Charter for Compassion

Saturday, November 21, 2009

Gifts and disabilities, they seem pretty random, not deserved or earned. It is how we respond to them that matters.

The following arose in part out of a facebook comment I had from a friend, Charles Reynes. Charles is National Science Teacher of the Year. Hopefully, he will meet President Obama when he goes to Washington D.C. in January for a week of activities in connection with his achievement, a blessing well deserved. But I digress, last night I posted:
Gifts and disabilities, they seem pretty random, not deserved or earned. It is how we respond to them that matters.
Charles responded:
When I first became a teacher, I had a principal who focused her attention on my deficiencies, which were numerous. She moved on. The next principal saw my weaknesses, I'm sure, but rather than trying to make me conform, she encouraged me to be innovative, to take risks.

Disabilities are often much easier to spot than gifts, in ourselves and others. We can squander a lifetime trying to become something we're not, to remediate or compensate for our disabilities. On the other hand, when we focus on our gifts, we become so brilliant that our disabilities seem to fade away.

As I heard Mister Rogers say one morning when my kids were small, "Look for what others can do, and when you find it, appreciate it." My life is so much better for the people who saw in me what I had yet to see in myself.

This is one reason you are such a great teacher, Todd. You are able to see what people can do. (Hey, I included this last paragraph not for reasons of vanity, but because it helped me see connections)

Charles' comments are a gift in themselves. As a fellow educator, I appreciate his constant effort to reflect on his own experiences in education. But I also appreciate his comments for more deeply allowing me to ponder even more and draw other connections. He took my thinking to another place, which is why I like talking with Charles so much. He has that gift for lifting thoughts, which is why I think he is a great teacher.

My original comment was generated last night after the Rabbi asked us to ponder why in Genesis 27:32, Jacob is tricking his father by pretending to be Esau in order to gain his father's blessing which "rightfully" belongs to Esau, and then in Genesis 28, Jacob is being blessed by God. Clearly, God can't be endorsing deception as the path to blessing. There are many possible explanations, and Rabbis of the past have not all agreed on one interpretation.
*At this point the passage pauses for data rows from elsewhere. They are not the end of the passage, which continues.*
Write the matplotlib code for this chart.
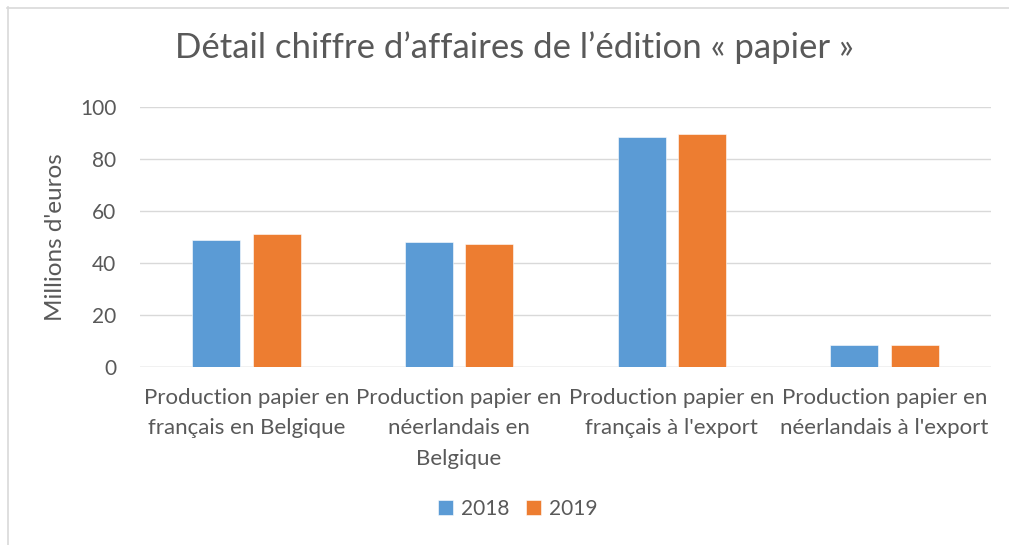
import matplotlib
matplotlib.use("Agg")
import matplotlib.pyplot as plt
import numpy as np
from matplotlib.lines import Line2D

categories = [
    "Production papier en\nfrançais en Belgique",
    "Production papier en\nnéerlandais en\nBelgique",
    "Production papier en\nfrançais à l'export",
    "Production papier en\nnéerlandais à l'export",
]
series_names = ["2018", "2019"]
values_2018 = [49.0, 48.2, 88.3, 8.6]
values_2019 = [51.2, 47.2, 89.6, 8.6]
yticks = [0, 20, 40, 60, 80, 100]

plt.rcParams['font.family'] = ['Lato', 'DejaVu Sans']
text_color = "#595959"
blue = "#5B9BD5"
orange = "#ED7D31"

W, H = 1009, 545
fig = plt.figure(figsize=(W / 100, H / 100), dpi=100)
ax = fig.add_axes([140 / W, 1 - 367 / H, (991 - 140) / W, (367 - 107) / H])

x = np.arange(len(categories))
bw = 0.225
off = 0.142
ax.bar(x - off, values_2018, bw, color=blue, edgecolor="white", linewidth=0.4, zorder=3, label=series_names[0])
ax.bar(x + off, values_2019, bw, color=orange, edgecolor="white", linewidth=0.4, zorder=3, label=series_names[1])

ax.set_xlim(-0.5, len(categories) - 0.5)
ax.set_ylim(0, 100)
ax.set_yticks(yticks)
ax.set_yticklabels([str(t) for t in yticks])
ax.set_xticks(x)
ax.set_xticklabels(categories, linespacing=1.65)
ax.tick_params(axis='x', length=0, pad=15, labelsize=16, colors=text_color)
ax.tick_params(axis='y', length=0, pad=17, labelsize=15, colors=text_color)
ax.yaxis.grid(True, color="#d9d9d9", linewidth=1.0, zorder=0)
ax.set_axisbelow(True)
for s in ax.spines.values():
    s.set_visible(False)
ax.axhline(0, color="#d9d9d9", linewidth=1.0, zorder=1)

ax.set_ylabel("Millions d'euros", fontsize=17.5, color=text_color, labelpad=10)

fig.text(514 / W, 1 - 58 / H, "Détail chiffre d’affaires de l’édition « papier »",
         ha="center", va="baseline", fontsize=25, color=text_color)

leg = fig.legend(loc="center", bbox_to_anchor=(518 / W, 1 - 509 / H), ncol=2,
                 frameon=False, fontsize=15, handlelength=0.7, handleheight=0.7,
                 handletextpad=0.4, columnspacing=0.8)
for t in leg.get_texts():
    t.set_color(text_color)

# chart border (top and left visible)
fig.add_artist(Line2D([7 / W, 1.0], [1 - 7.5 / H, 1 - 7.5 / H], color="#d9d9d9", linewidth=1.2, transform=fig.transFigure))
fig.add_artist(Line2D([7.5 / W, 7.5 / W], [0, 1 - 7 / H], color="#d9d9d9", linewidth=1.2, transform=fig.transFigure))

fig.savefig("out.png", dpi=100)
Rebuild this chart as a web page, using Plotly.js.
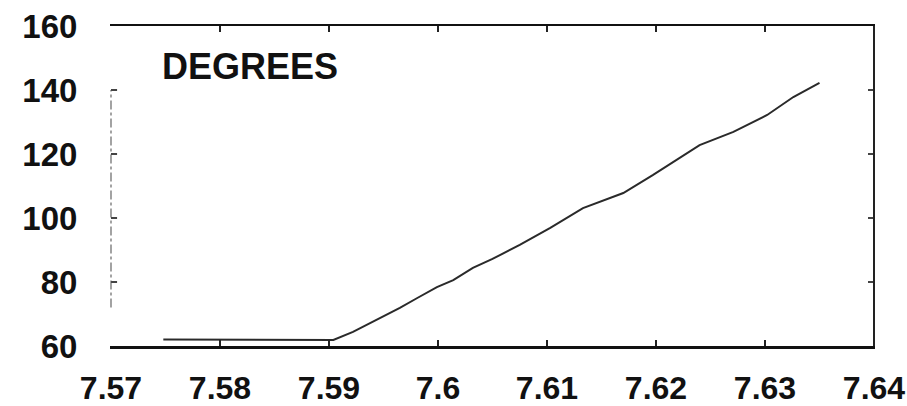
<!DOCTYPE html>
<html>
<head>
<meta charset="utf-8">
<script src="https://cdn.plot.ly/plotly-3.0.1.min.js"></script>
<style>
html,body{margin:0;padding:0;background:#fff;}
#chart{width:907px;height:406px;}
</style>
</head>
<body>
<div id="chart"></div>
<script>
// Data
const xValues = [7.5748, 7.5800, 7.5850, 7.5904, 7.5922, 7.5938, 7.5953, 7.5965, 7.5981, 7.5999, 7.6014, 7.6032, 7.6050, 7.6075, 7.6103, 7.6133, 7.6170, 7.6197, 7.6240, 7.6271, 7.6302, 7.6326, 7.6350];
const degrees = [62.0, 62.0, 62.0, 61.9, 64.4, 67.2, 69.7, 71.9, 75.0, 78.4, 80.6, 84.4, 87.2, 91.6, 96.9, 103.1, 107.8, 113.4, 122.8, 126.9, 132.2, 137.8, 142.2];
const xTickVals = [7.57, 7.58, 7.59, 7.60, 7.61, 7.62, 7.63, 7.64];
const xTickText = ["7.57", "7.58", "7.59", "7.6", "7.61", "7.62", "7.63", "7.64"];
const yTickVals = [60, 80, 100, 120, 140, 160];
const yTickText = ["60", "80", "100", "120", "140", "160"];
const seriesLabel = "DEGREES";
const leftDashRange = [72, 140];
const xRange = [7.57, 7.64];
const yRange = [60, 160];

const trace = {
  x: xValues,
  y: degrees,
  type: 'scatter',
  mode: 'lines',
  line: {color: '#2a2a2a', width: 2},
  hoverinfo: 'skip',
  showlegend: false
};

// inner tick marks on the left and bottom edges, placed through the axis scales
const tickShapes = [];
yTickVals.slice(1, -1).forEach(v => tickShapes.push({
  type: 'line', xref: 'paper', yref: 'y', x0: 0, x1: 0.008, y0: v, y1: v,
  line: {color: '#444444', width: 1.5}
}));
xTickVals.slice(1, -1).forEach(v => tickShapes.push({
  type: 'line', xref: 'x', yref: 'paper', x0: v, x1: v, y0: 0, y1: 0.018,
  line: {color: '#222222', width: 1.5}
}));

const layout = {
  width: 907,
  height: 406,
  margin: {l: 111, r: 33, t: 26, b: 60},
  paper_bgcolor: '#ffffff',
  plot_bgcolor: '#ffffff',
  font: {family: 'Liberation Sans, Arial, sans-serif', color: '#111111'},
  xaxis: {
    range: xRange,
    tickvals: xTickVals,
    ticktext: xTickText,
    showgrid: false,
    zeroline: false,
    showline: true,
    linecolor: '#111111',
    linewidth: 2.5,
    ticks: 'inside',
    ticklen: 6,
    tickwidth: 1.5,
    tickcolor: '#222222',
    mirror: 'ticks',
    ticklabelstandoff: 12,
    tickfont: {size: 32, weight: 'bold', color: '#111111'},
    automargin: false,
    fixedrange: true
  },
  yaxis: {
    range: yRange,
    tickvals: yTickVals,
    ticktext: yTickText,
    showgrid: false,
    zeroline: false,
    showline: true,
    linecolor: 'rgba(0,0,0,0)',
    linewidth: 1,
    ticks: 'inside',
    ticklen: 6,
    tickwidth: 1.5,
    tickcolor: '#444444',
    mirror: 'ticks',
    ticklabelstandoff: 26,
    tickfont: {size: 33, weight: 'bold', color: '#111111'},
    automargin: false,
    fixedrange: true
  },
  shapes: [
    {type: 'line', xref: 'paper', yref: 'y', x0: 0, x1: 0, y0: leftDashRange[0], y1: leftDashRange[1],
     line: {color: '#666666', width: 1.2, dash: 'dashdot'}},
    {type: 'line', xref: 'paper', yref: 'paper', x0: 1, x1: 1, y0: 0, y1: 1,
     line: {color: '#222222', width: 2}}
  ].concat(tickShapes),
  annotations: [
    {text: seriesLabel, xref: 'paper', yref: 'paper', x: 0.064, y: 0.875,
     xanchor: 'left', yanchor: 'middle', showarrow: false,
     font: {size: 36, weight: 'bold', color: '#111111'}}
  ]
};

Plotly.newPlot('chart', [trace], layout, {displayModeBar: false, staticPlot: true});
</script>
</body>
</html>
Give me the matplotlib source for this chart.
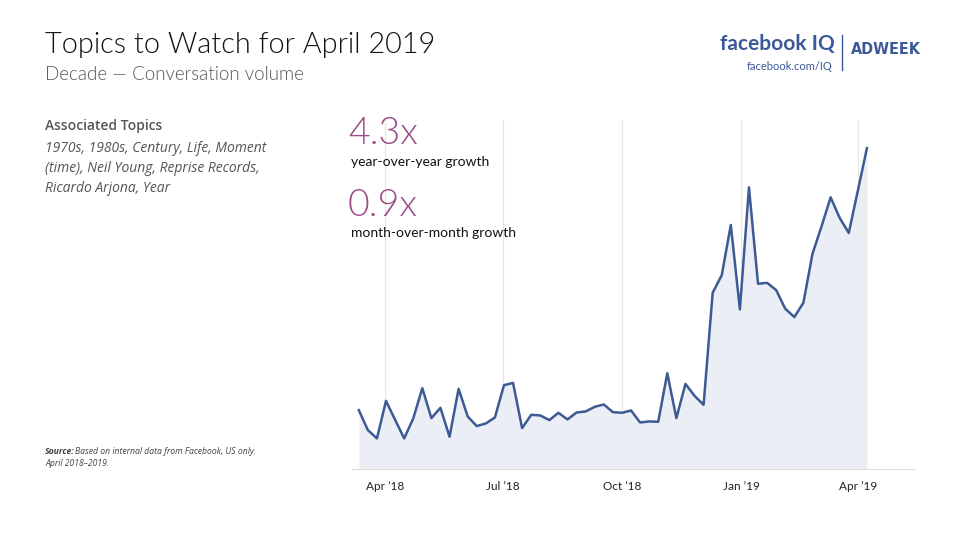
import pandas as pd
import numpy as np
import matplotlib.pyplot as plt
import matplotlib.dates as mdates

# weekly conversation volume (relative units)
dates = pd.date_range("2018-03-12", periods=57, freq="7D")
volume = [177, 117, 92, 205, 148, 92, 152, 243, 153, 184, 97, 241, 158, 129,
          137, 155, 252, 259, 123, 163, 161, 147, 169, 149, 170, 173, 187, 194,
          171, 169, 176, 140, 143, 142, 288, 153, 256, 220, 193, 530, 583, 734,
          480, 847, 557, 560, 538, 482, 457, 500, 647, 730, 817, 755, 710, 837,
          965]

tick_dates = pd.to_datetime(["2018-04-01", "2018-07-01", "2018-10-01",
                             "2019-01-01", "2019-04-01"])
tick_labels = ["Apr \u201918", "Jul \u201918", "Oct \u201918", "Jan \u201919", "Apr \u201919"]

topics = ["1970s, 1980s, Century, Life, Moment",
          "(time), Neil Young, Reprise Records,",
          "Ricardo Arjona, Year"]

yoy = "4.3x"
mom = "0.9x"

line_color = "#3d5a94"
fill_color = "#eceef5"
purple = "#9a4d86"
fb_blue = "#3b5998"

fig = plt.figure(figsize=(9.6, 5.4), dpi=100)
fig.patch.set_facecolor("white")

ax = fig.add_axes([0.367, 0.1315, 0.586, 0.6465])
ax.fill_between(dates, volume, 0, color=fill_color, linewidth=0)
ax.plot(dates, volume, color=line_color, linewidth=1.8)

ax.set_xlim(pd.Timestamp("2018-03-07"), pd.Timestamp("2019-05-15"))
ax.set_ylim(0, 1050)
ax.set_xticks(tick_dates)
ax.set_xticklabels(tick_labels, fontsize=8.5, family="Lato", color="#222222")
ax.set_yticks([])
ax.tick_params(axis="x", length=0, pad=9)
ax.grid(axis="x", color="#e6e6e6", linewidth=0.8)
ax.set_axisbelow(True)
for s in ["top", "right", "left"]:
    ax.spines[s].set_visible(False)
ax.spines["bottom"].set_color("#dddddd")
ax.spines["bottom"].set_linewidth(0.8)

# header
fig.text(45 / 960, 1 - 45 / 540, "Topics to Watch for April 2019", fontsize=20.8,
         family="Lato", weight=300, color="#111111", va="center")
fig.text(45 / 960, 1 - 75 / 540, "Decade \u2014 Conversation volume", fontsize=13.5,
         family="Lato", weight=300, color="#555555", va="center")

# logo block
fig.text(835 / 960, 1 - 44 / 540, "facebook IQ", fontsize=15, family="Lato",
         weight="bold", color=fb_blue, ha="right", va="center")
fig.text(833 / 960, 1 - 66 / 540, "facebook.com/IQ", fontsize=8, family="Lato",
         color=fb_blue, ha="right", va="center")
fig.add_artist(plt.Line2D([842 / 960, 842 / 960], [1 - 35 / 540, 1 - 70 / 540],
                          color=fb_blue, linewidth=1))
fig.text(851 / 960, 1 - 50 / 540, "ADWEEK", fontsize=11.5, family="DejaVu Sans",
         stretch="condensed", weight="bold", color=fb_blue, ha="left", va="center")

# associated topics
fig.text(45 / 960, 1 - 126 / 540, "Associated Topics", fontsize=10,
         family="Open Sans", weight="semibold", color="#555555", va="center")
for i, line in enumerate(topics):
    fig.text(45 / 960, 1 - (148 + i * 20.5) / 540, line, fontsize=10,
             family="Open Sans", style="italic", color="#555555", va="center")

# growth numbers
fig.text(348 / 960, 1 - 134 / 540, yoy, fontsize=27, family="Lato", weight=300,
         color=purple, va="center")
fig.text(351 / 960, 1 - 162 / 540, "year-over-year growth", fontsize=10,
         family="Lato", color="#111111", va="center")
fig.text(348 / 960, 1 - 206 / 540, mom, fontsize=27, family="Lato", weight=300,
         color=purple, va="center")
fig.text(351 / 960, 1 - 233 / 540, "month-over-month growth", fontsize=10,
         family="Lato", color="#111111", va="center")

# source
fig.text(45 / 960, 1 - 451 / 540, "Source:", fontsize=6.2, family="Open Sans",
         style="italic", weight="bold", color="#444444", va="center")
fig.text(75 / 960, 1 - 451 / 540, "Based on internal data from Facebook, US only.",
         fontsize=6.2, family="Open Sans", style="italic", color="#444444", va="center")
fig.text(45 / 960, 1 - 464 / 540, "April 2018\u20132019.", fontsize=6.2,
         family="Open Sans", style="italic", color="#444444", va="center")

plt.savefig("out.png", dpi=100)
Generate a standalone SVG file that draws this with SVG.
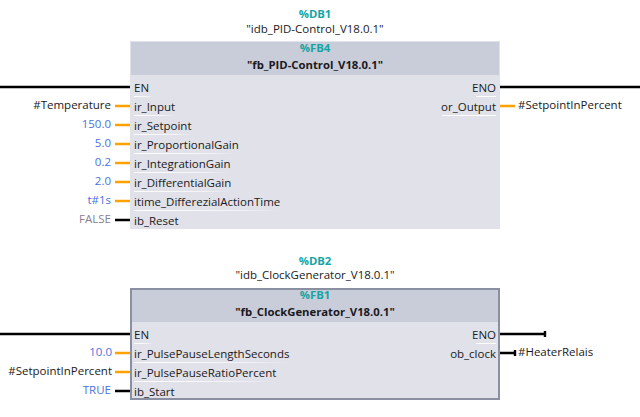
<svg xmlns="http://www.w3.org/2000/svg" width="640" height="417" viewBox="0 0 640 417">
<defs>
<linearGradient id="fade"><stop offset="0" stop-color="#fff"/><stop offset=".7" stop-color="#f4f4f8"/><stop offset="1" stop-color="#e0e1e9"/></linearGradient>
</defs>
<style>
text{font-family:"Open Sans","Noto Sans","Liberation Sans",sans-serif;font-size:11.5px;fill:#1a1a22}
.c{text-anchor:middle}
.e{text-anchor:end}
.b{font-weight:700;font-size:11.3px}
.id{fill:#12a5a5;font-weight:700;font-size:11.3px}
.v{fill:#4a72e0}
.g{fill:#8a8090}
.body{fill:#e0e1e9}
.head{fill:#c9ccd9}
.u{fill:url(#fade)}
.k{stroke:#000;stroke-width:2.4;fill:none}
.o{stroke:#ffa200;stroke-width:2.4;fill:none}
</style>
<g id="connectors">
<path class="k" d="M0 87H130M500 87H640M115 220H130M0 334H130M500 334H545M545 331V337M500 353H515M515 350V356M115 391H130"/>
<path class="o" d="M115 106H130M115 125H130M115 144H130M115 163H130M115 182H130M115 201H130M500 106H515M115 353H130M115 372H130"/>
</g>
<g id="db1"><text class="c id" x="315" y="18">%DB1</text><text class="c" x="315" y="33">"idb_PID-Control_V18.0.1"</text></g>
<g id="fb4">
<rect class="body" x="130" y="41" width="370" height="188"/>
<rect class="head" x="131" y="42" width="368" height="33"/>
<text class="c id" x="315" y="52">%FB4</text>
<text class="c b" x="315" y="69">"fb_PID-Control_V18.0.1"</text>
<rect class="u" x="134" y="96" width="19" height="1"/><rect class="u" x="134" y="115" width="41" height="1"/><rect class="u" x="134" y="134" width="60" height="1"/><rect class="u" x="134" y="153" width="103" height="1"/><rect class="u" x="134" y="172" width="97" height="1"/><rect class="u" x="134" y="191" width="97" height="1"/><rect class="u" x="134" y="210" width="146" height="1"/>
<rect fill="#fff" x="476" y="96" width="20" height="1"/><rect fill="#fff" x="442" y="115" width="54" height="1"/>
<text x="134" y="92">EN</text><text x="134" y="111">ir_Input</text><text x="134" y="130">ir_Setpoint</text><text x="134" y="149">ir_ProportionalGain</text><text x="134" y="168">ir_IntegrationGain</text><text x="134" y="187">ir_DifferentialGain</text><text x="134" y="206">itime_DifferezialActionTime</text><text x="134" y="225">ib_Reset</text>
<text class="e" x="496" y="92">ENO</text><text class="e" x="496" y="111">or_Output</text>
</g>
<g id="args1">
<text class="e" x="111" y="109">#Temperature</text>
<text class="e v" x="111" y="128">150.0</text>
<text class="e v" x="111" y="147">5.0</text>
<text class="e v" x="111" y="166">0.2</text>
<text class="e v" x="111" y="185">2.0</text>
<text class="e v" x="111" y="204">t#1s</text>
<text class="e g" x="111" y="223">FALSE</text>
<text x="518" y="109">#SetpointInPercent</text>
</g>
<g id="db2"><text class="c id" x="315" y="265">%DB2</text><text class="c" x="315" y="279">"idb_ClockGenerator_V18.0.1"</text></g>
<g id="fb1">
<rect class="body" x="131" y="289" width="368" height="110" stroke="#8a90a2" stroke-width="2"/>
<rect class="head" x="132" y="290" width="366" height="32"/>
<text class="c id" x="315" y="299">%FB1</text>
<text class="c b" x="315" y="316">"fb_ClockGenerator_V18.0.1"</text>
<rect class="u" x="134" y="343" width="19" height="1"/><rect class="u" x="134" y="362" width="159" height="1"/><rect class="u" x="134" y="381" width="143" height="1"/>
<rect fill="#fff" x="476" y="343" width="20" height="1"/>
<text x="134" y="339">EN</text><text x="134" y="358">ir_PulsePauseLengthSeconds</text><text x="134" y="377">ir_PulsePauseRatioPercent</text><text x="134" y="396">ib_Start</text>
<text class="e" x="496" y="339">ENO</text><text class="e" x="496" y="358">ob_clock</text>
</g>
<g id="args2">
<text class="e v" x="112" y="356">10.0</text>
<text class="e" x="112" y="375">#SetpointInPercent</text>
<text class="e v" x="111" y="394">TRUE</text>
<text x="518" y="356">#HeaterRelais</text>
</g>
</svg>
My own explanation was that maybe God doesn't play the reward and punishment game; after all, the foremost patriarch, Abraham, also engaged in what appears as despicable behavior (when he went to Egypt for example and claimed that Sara was his sister, so that no harm would come to himself 12:11-). He too was blessed, with progeny (as many as the stars, and to become a father to many nations). I admit the idea that God doesn't engage in reward and punishment is somewhat tenuous given the tenor of some parts of Torah. On the other hand, I find the Torah to contains so much for so many. I take comfort in Rabbi Lawrence Kushner who said both, "If you try to make it all work together, you will 'crash and burn.'" and, "my choice is reverence".

At any rate, I found myself blurting out that gifts and disabilities seem pretty random, as part of my reasoning. For those who take a "God is all controlling view", I think this looks like a heretical claim for a believer. But in life, as in Torah, blessings do seem random, and the sufferings (for example in the case of Job), undeserved. Still, in our arguing with God (Genesis 18:25 Abraham: "The judge of all the earth-will he not do what is just?) and in our wrestling (Genesis 32:21-33 Jacob wrestling with the man/G_d on the verge of seeing his brother again.), God seems to learn and teach with us, granting us the blessing to see blessings. It may not be the only lesson, but it is a good one to take away from Torah. As Charles added later: "It's both a blessing to ourselves and to others when we are able to see blessings."

Which brings me back to my Rabbi, Rabbi Suzy Stone. I laugh as I consider that she changed around some of our local ritual (minhag) last night, so as to talk about what we are thankful for, on this, the last shabbat before a secular holiday, Thanksgiving. She then proceeded to go on about Jacob as if there was no necessary connection. I feel like I am in the presence of a Jewish Zen master when things like this happen. ... As I approach Thanksgiving, I am thankful for good friends like Charles, Rabbis like Suzy, my children, my students, Marshall School, and Shir Ami, you all inspire my thinking, hopefully my actions, and are in so many ways, such a blessing.